Инженер-покерист напоследок двинул меня локтем:

— Встретимся на твоем вернисаже!

«На том свете», подумал я. Голова была каменной, а тело легким; упаковывая в спальник «тулку», я покрылся испариной. Рюкзак и спальник весили тонну, папка с рисунками, едва спрыгнул на перрон, начала парусить. Трехмесячная борода зверски чесалась.
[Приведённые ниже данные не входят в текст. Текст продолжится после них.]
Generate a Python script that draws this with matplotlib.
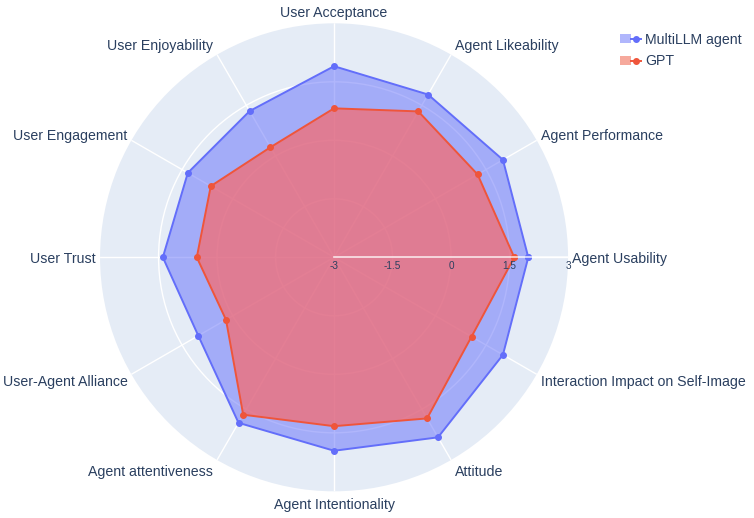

Я спустился под землю и разменял юбилейный кругляш, а после метро еще с четверть часа плелся бесконечной улицей. Папка била по ногам, и я клял себя, безденежье, пропойцу Леньку и его великомученицу-жену, обнищавших до того, что этим летом не сняли загородного сарая.

Хватит, давал себе слово. Поселюсь в своей комнате, и все...
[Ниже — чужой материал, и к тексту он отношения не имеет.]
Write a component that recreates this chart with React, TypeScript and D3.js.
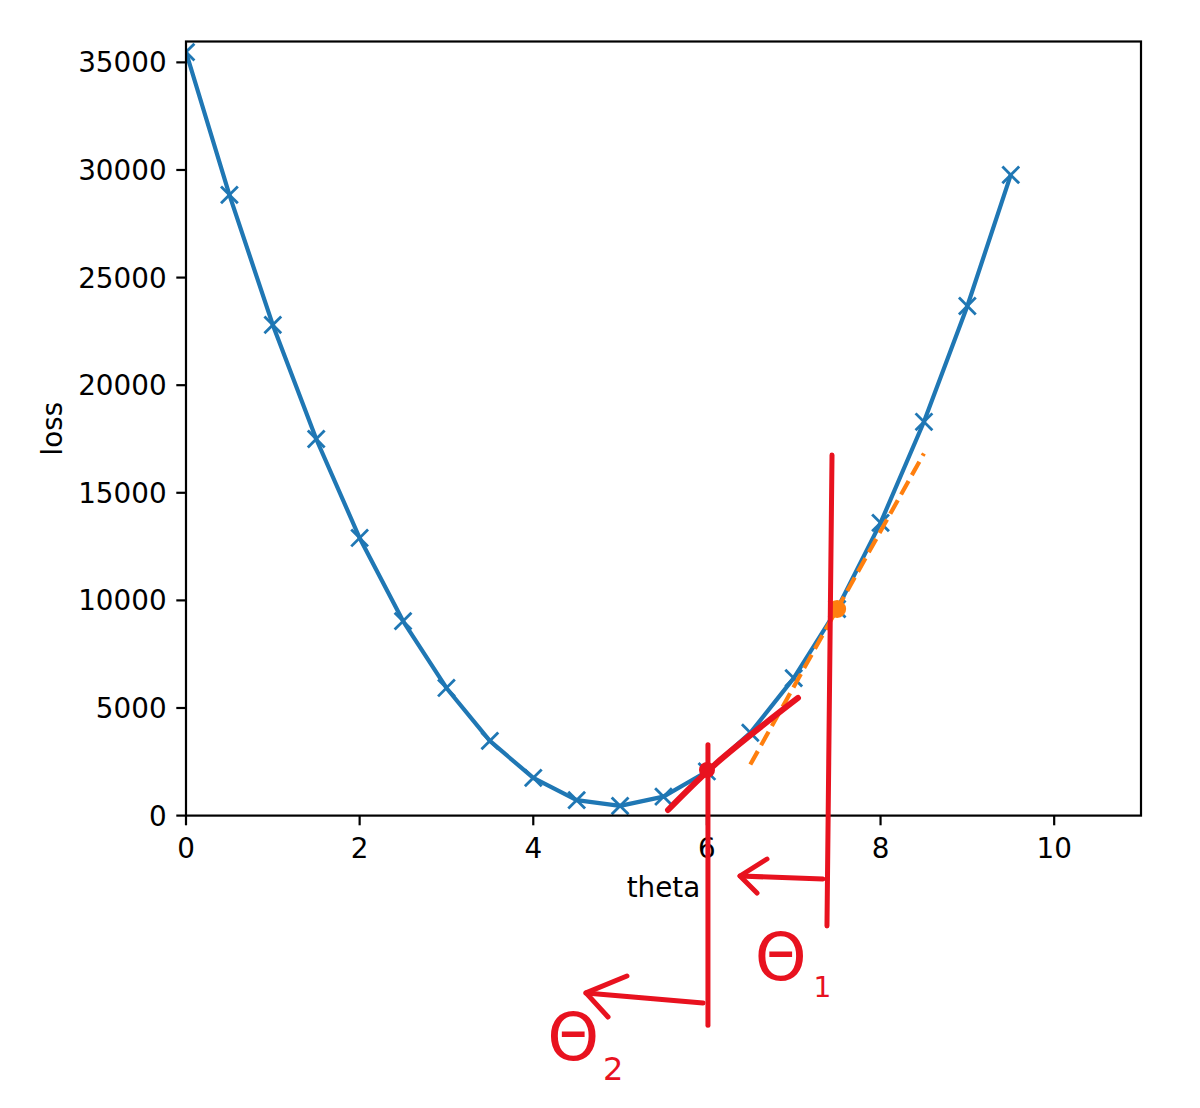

Мне осточертело торчать на чужой даче, вскакивать чуть свет, бежать по снегу за углем, выгребать золу, отмывать кисти ледяной водой — и вечно пугаться: вдруг лопнет котел или радиаторы? Такая жизнь хороша до двадцати. А мне вчера стукнуло тридцать шесть.

Я дополз до нашего подъезда, отпер квартиру и, учуяв запах съестного, чуть не свалился с копыт. Из кухни вышла чумазая, будто весь век провела у плиты, Ленькина теща и вместо «здравствуй» сказала:

— Твой брат не ночевал.

Я кивнул и постучался в свою комнату, куда еще зимой сволок мольберт, подрамники, кучу медных кувшинов и прочей ерунды и кое-чего из белья и одежды. Дверь не поддалась. Тогда я закрылся в ванной.
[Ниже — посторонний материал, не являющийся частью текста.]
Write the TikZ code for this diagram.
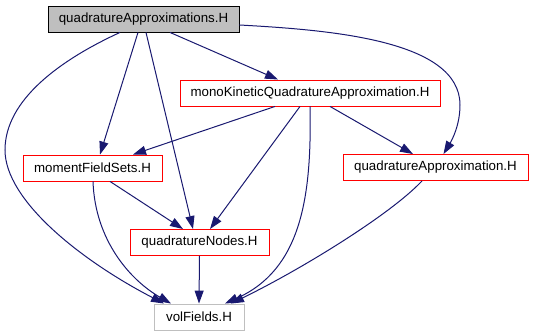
\documentclass[tikz,border=0pt]{standalone}
\usepackage{fontspec}
\setmainfont{Liberation Sans}
\usetikzlibrary{arrows.meta}
\definecolor{edgeblue}{RGB}{25,25,112}
\definecolor{boxred}{RGB}{255,0,0}
\definecolor{boxgray}{RGB}{191,191,191}
\begin{document}
\begin{tikzpicture}[x=1pt,y=-1pt,
  filebox/.style={draw=boxred, line width=0.9pt, fill=white, minimum height=26pt,
    inner sep=0pt, font=\fontsize{13.3}{15}\selectfont},
  rootbox/.style={filebox, draw=black, fill=boxgray},
  plainbox/.style={filebox, draw=boxgray},
  dep/.style={draw=edgeblue, line width=1pt,
    -{Triangle[length=13pt,width=9pt]}}]
\useasboundingbox (0,0) rectangle (533,336);

% header files
\node[rootbox,  minimum width=191pt] (qas)  at (143.5,19)  {quadratureApproximations.H};
\node[filebox,  minimum width=260pt] (mono) at (310,93)    {monoKineticQuadratureApproximation.H};
\node[filebox,  minimum width=139pt] (mfs)  at (92.5,168)  {momentFieldSets.H};
\node[filebox,  minimum width=185pt] (qa)   at (435.5,167.5) {quadratureApproximation.H};
\node[filebox,  minimum width=139pt] (qn)   at (199.5,242.5) {quadratureNodes.H};
\node[plainbox, minimum width=90pt]  (vf)   at (199,317)   {volFields.H};

% include dependencies
\draw[dep] ([xshift=-23.5pt]qas.south) .. controls (60,60) and (5,100) .. (5,150)
  .. controls (5,200) and (80,260) .. ([xshift=-35pt]vf.north);
\draw[dep] ([xshift=-5.5pt]qas.south) -- ([xshift=7.5pt]mfs.north);
\draw[dep] ([xshift=2.5pt]qas.south) -- ([xshift=-6.5pt]qn.north);
\draw[dep] ([xshift=26.5pt]qas.south) -- ([xshift=-32pt]mono.north);
\draw[dep] ([yshift=-6pt]qas.east) .. controls (330,30) and (460,40) .. (460,105)
  .. controls (460,125) and (452,140) .. ([xshift=8pt]qa.north);

\draw[dep] ([xshift=-35pt]mono.south) -- ([xshift=40.5pt]mfs.north);
\draw[dep] ([xshift=-10pt]mono.south) -- ([xshift=10.5pt]qn.north);
\draw[dep] (mono.south) .. controls (312,200) and (300,270) .. ([xshift=26pt]vf.north);
\draw[dep] ([xshift=20pt]mono.south) -- ([xshift=-22.5pt]qa.north);

\draw[dep] ([xshift=0.5pt]mfs.south) .. controls (95,240) and (130,280) .. ([xshift=-28pt]vf.north);
\draw[dep] ([xshift=17.5pt]mfs.south) -- ([xshift=-16.5pt]qn.north);

\draw[dep] (qn.south) -- (vf.north);
\draw[dep] ([xshift=-13.5pt]qa.south) .. controls (390,215) and (300,270) .. ([xshift=32pt]vf.north);
\end{tikzpicture}
\end{document}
— Жалко, тебя не съешь, — сказал куску мыла.

— Ты скоро? — осведомилась через дверь моя невестка-великомученица.

Я не ответил, пустил душ вовсю и стоял под ним, пока не надоело, а потом решил соскоблить бороду. Все-таки не так встречают деверя, тем паче новорожденного...

Лезвие было не новым, но борода отвалилась легче, чем ожидал. Наконец мне стало жаль великомученицу. Я завинтил озверевшие краны и выполз в коридор. Дверь моей комнаты была распахнута, но станок, кувшины, подрамники и все остальное исчезло. Господи, хорошо еще холсты держу у профессора.

— Где барахло? — завизжал, как резаный. Позавтракай накануне, я разнес бы тут все в щепы.

— У Васьки в полуподвале. Вон возьми... — Великомученица дернула узенькими, едва прикрытыми ветхим халатиком плечиками и кивнула на два одиноко висевших на гвозде ключа.

— С чего вдруг?.. Нет, больше не могу... Дальше так нельзя... — пролепетал я, чувствуя, что мы с ней вымотаны, как две долго воюющие державы.

Я позвонил профессору. Иногда, но очень иногда, ему удается навязать своим знакомым мою живопись.

— Евгений Евгеньевич уехал, — ответила его жена. — Простите, не сразу вас узнала. Голос у вас изменился.

— Простыл, — соврал я. Не объяснять же. Трое суток — не срок. Сейчас в лагерях политические голодают неделями.

— Евгений Евгеньевич вернется в октябре.

— Отдыхает? — спросил я голосом, полным безнадеги.

— Приблизительно. Лето тяжело ему далось. Вы справьтесь — по-моему, он что-то вам перевел.

Я поблагодарил и заглянул в кухню:

— Сейчас вернусь. Так что освобождайте комнату.

Ленькина жена и теща пили слабо заваренный чай и негусто намазывали бородинский хлеб кабачковой икрой. Ни помидоров, ни селедки, ни заурядного сливочного масла на столе не было. А то, что издавало дурманящий запах, готовилось, видно, для моей болезненной племянницы.